January 24, 2020at 2:45 pm

The international development sector has been using these insights with great effect for a long time. Health and poverty outcomes are being significantly impacted through the use of what we used to call “self help” groups within a village or town context. I find it harder to replicate that success in the US because of cultural factors and generally how we have structured our society. Your insights here will prove useful in my community work.

Katherine Warman Kern

January 23, 2020at 1:01 pm

We made COMRADITY because we observe a need for an oasis to open minds to creative collaboration in business. The most amazing human accomplishments happen when people come together. The more diverse their expertise and perspectives, the more likely they may create something bigger because it will benefit multiple stakeholders.

The challenge we face is fear – more than we’ve ever witnessed in our careers. It keeps people isolated from one another. It closes minds. It feeds cynicism and doubt in oneself and each other. People aren’t imagining how they could make someone’s idea better, they are tearing others’ ideas apart.

When the ice breaks, you can feel the load lighten and the energy increase. But to be persistent, it takes more than a break from the day to day. This is about changing in-grained behavior.
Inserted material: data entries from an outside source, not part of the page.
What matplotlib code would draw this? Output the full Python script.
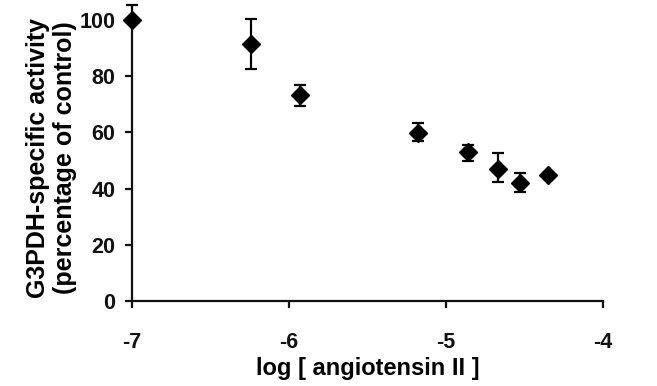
import numpy as np
import matplotlib.pyplot as plt

plt.rcParams['font.family'] = ['Liberation Sans', 'DejaVu Sans']
plt.rcParams['font.weight'] = 'bold'
plt.rcParams['axes.unicode_minus'] = False

# log concentration vs activity (% of control)
log_conc = [-7.0, -6.24, -5.93, -5.18, -4.86, -4.67, -4.53, -4.35]
activity = [100.0, 91.5, 73.2, 59.7, 53.0, 47.0, 42.0, 44.8]
err_lo = [0.0, 9.0, 3.8, 2.9, 3.1, 4.5, 3.3, 0.0]
err_hi = [5.3, 8.9, 3.6, 3.5, 2.5, 5.6, 3.4, 0.0]

xticks = [-7, -6, -5, -4]
yticks = [0, 20, 40, 60, 80, 100]

fig = plt.figure(figsize=(6.57, 3.86), dpi=100)
ax = fig.add_axes([0.2009, 0.2202, 0.7169, 0.728])

ax.errorbar(log_conc, activity, yerr=[err_lo, err_hi], fmt='D', color='black',
            ms=9, elinewidth=1.6, capsize=4.5, capthick=1.6, clip_on=False, zorder=3)

ax.set_xlim(-7, -4)
ax.set_ylim(0, 100)
ax.set_xticks(xticks)
ax.set_xticklabels([str(t) for t in xticks])
ax.set_yticks(yticks)

for s in ['top', 'right']:
    ax.spines[s].set_visible(False)
for s in ['left', 'bottom']:
    ax.spines[s].set_linewidth(1.6)
    ax.spines[s].set_color('#111111')

ax.tick_params(axis='both', width=1.6, length=5, labelsize=15.5, colors='#111111')
ax.tick_params(axis='y', pad=7)
ax.tick_params(axis='x', pad=17)

ax.set_xlabel('log [ angiotensin II ]', fontsize=17, fontweight='bold')
ax.set_ylabel('G3PDH-specific activity\n(percentage of control)', fontsize=18,
              fontweight='bold', linespacing=1.15)
ax.xaxis.set_label_coords(0.5, -0.2)
ax.yaxis.set_label_coords(-0.117, 0.51)

fig.savefig('out.png', dpi=100)
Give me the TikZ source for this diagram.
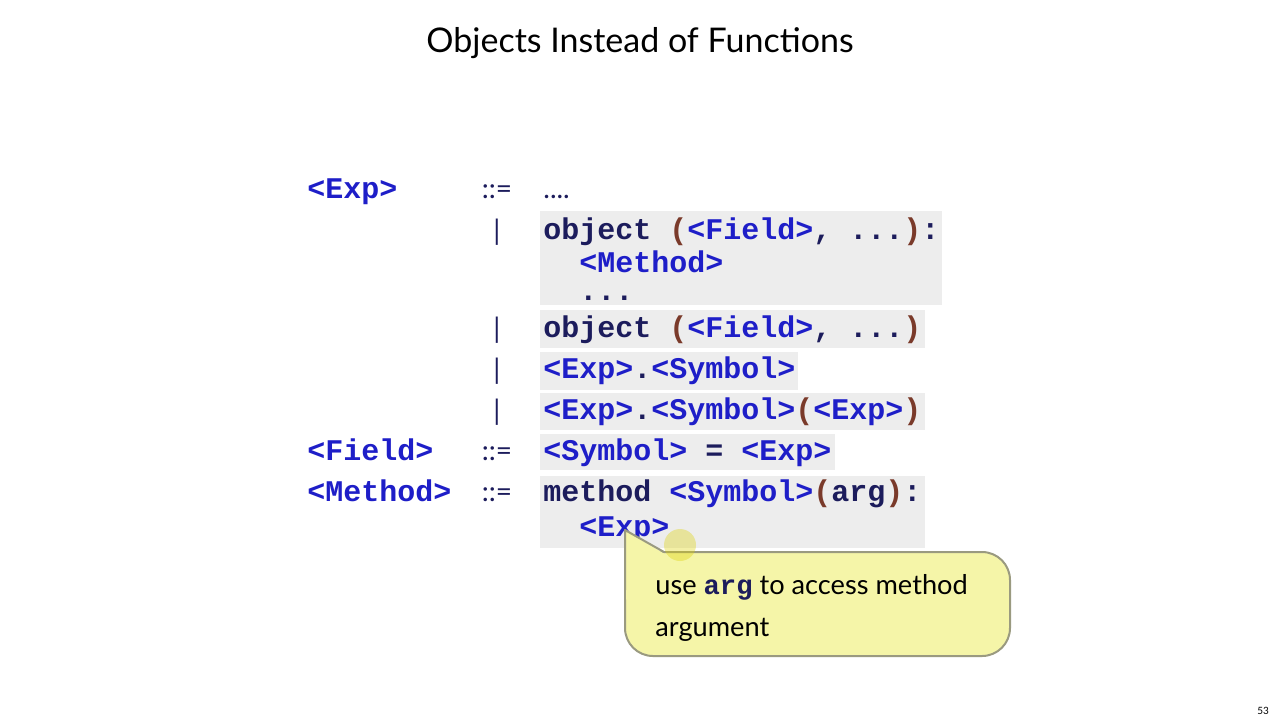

That’s why we think you are on to something when you talk about balance. In addition to balancing action and reflection, I’d add balancing risk with reward to motivate courage to be persistently open-minded.

Dr. Willy A. Sussland

January 23, 2020at 10:48 am

Small can be smart and swift. Agile Management works with small teams but it works well only if all these small teams interact frequently and effectively.
Please provide a link to your “On the edge of the next decade”, I cannot download it from this paper.